Question

Verify $$ a+b=a-(-b)$$ for the following values of $$ a$$ and $$ b$$.$$ a=95$$, $$ b=-15$$

Answer

**step1** Understanding the problem

The problem asks us to verify if the equation $$a+b = a-(-b)$$ holds true for specific values of $$a$$ and $$b$$.
The given values are $$a=95$$ and $$b=-15$$.
To verify the equation, we need to calculate the value of the left side (LHS) of the equation and the value of the right side (RHS) of the equation separately, and then check if they are equal.

Question1.step2 (Calculating the Left Hand Side (LHS))

The Left Hand Side of the equation is $$a+b$$.
We are given $$a=95$$ and $$b=-15$$.
So, we substitute these values into the expression:
LHS = $$95 + (-15)$$
Adding a negative number is the same as subtracting the positive counterpart of that number.
So, $$95 + (-15)$$ is the same as $$95 - 15$$.
To subtract 15 from 95, we can think of it as:
$$95 - 10 = 85$$
Then, $$85 - 5 = 80$$
Therefore, the Left Hand Side (LHS) = $$80$$.
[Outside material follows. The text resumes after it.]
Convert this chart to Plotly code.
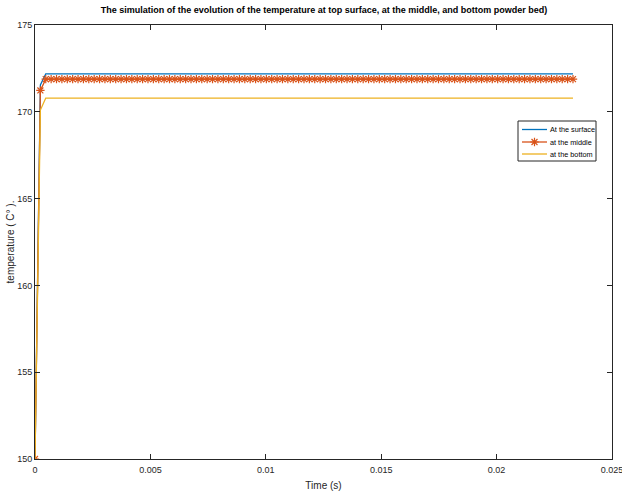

Question1.step3 (Calculating the Right Hand Side (RHS))

The Right Hand Side of the equation is $$a-(-b)$$.
We are given $$a=95$$ and $$b=-15$$.
First, let's find the value of $$-b$$. Since $$b=-15$$, then $$-b$$ means the negative of negative 15.
The negative of a negative number is the positive version of that number. So, $$-(-15) = 15$$.
Now, we substitute $$a=95$$ and $$-(-15)=15$$ into the RHS expression:
RHS = $$95 - 15$$
To subtract 15 from 95, we perform the calculation:
$$95 - 10 = 85$$
Then, $$85 - 5 = 80$$
Therefore, the Right Hand Side (RHS) = $$80$$.

**step4** Verifying the equality

From Question1.step2, we found that the Left Hand Side (LHS) is $$80$$.
From Question1.step3, we found that the Right Hand Side (RHS) is $$80$$.
Since LHS = $$80$$ and RHS = $$80$$, we can see that LHS = RHS.
Thus, the equation $$a+b = a-(-b)$$ is verified for the given values of $$a=95$$ and $$b=-15$$.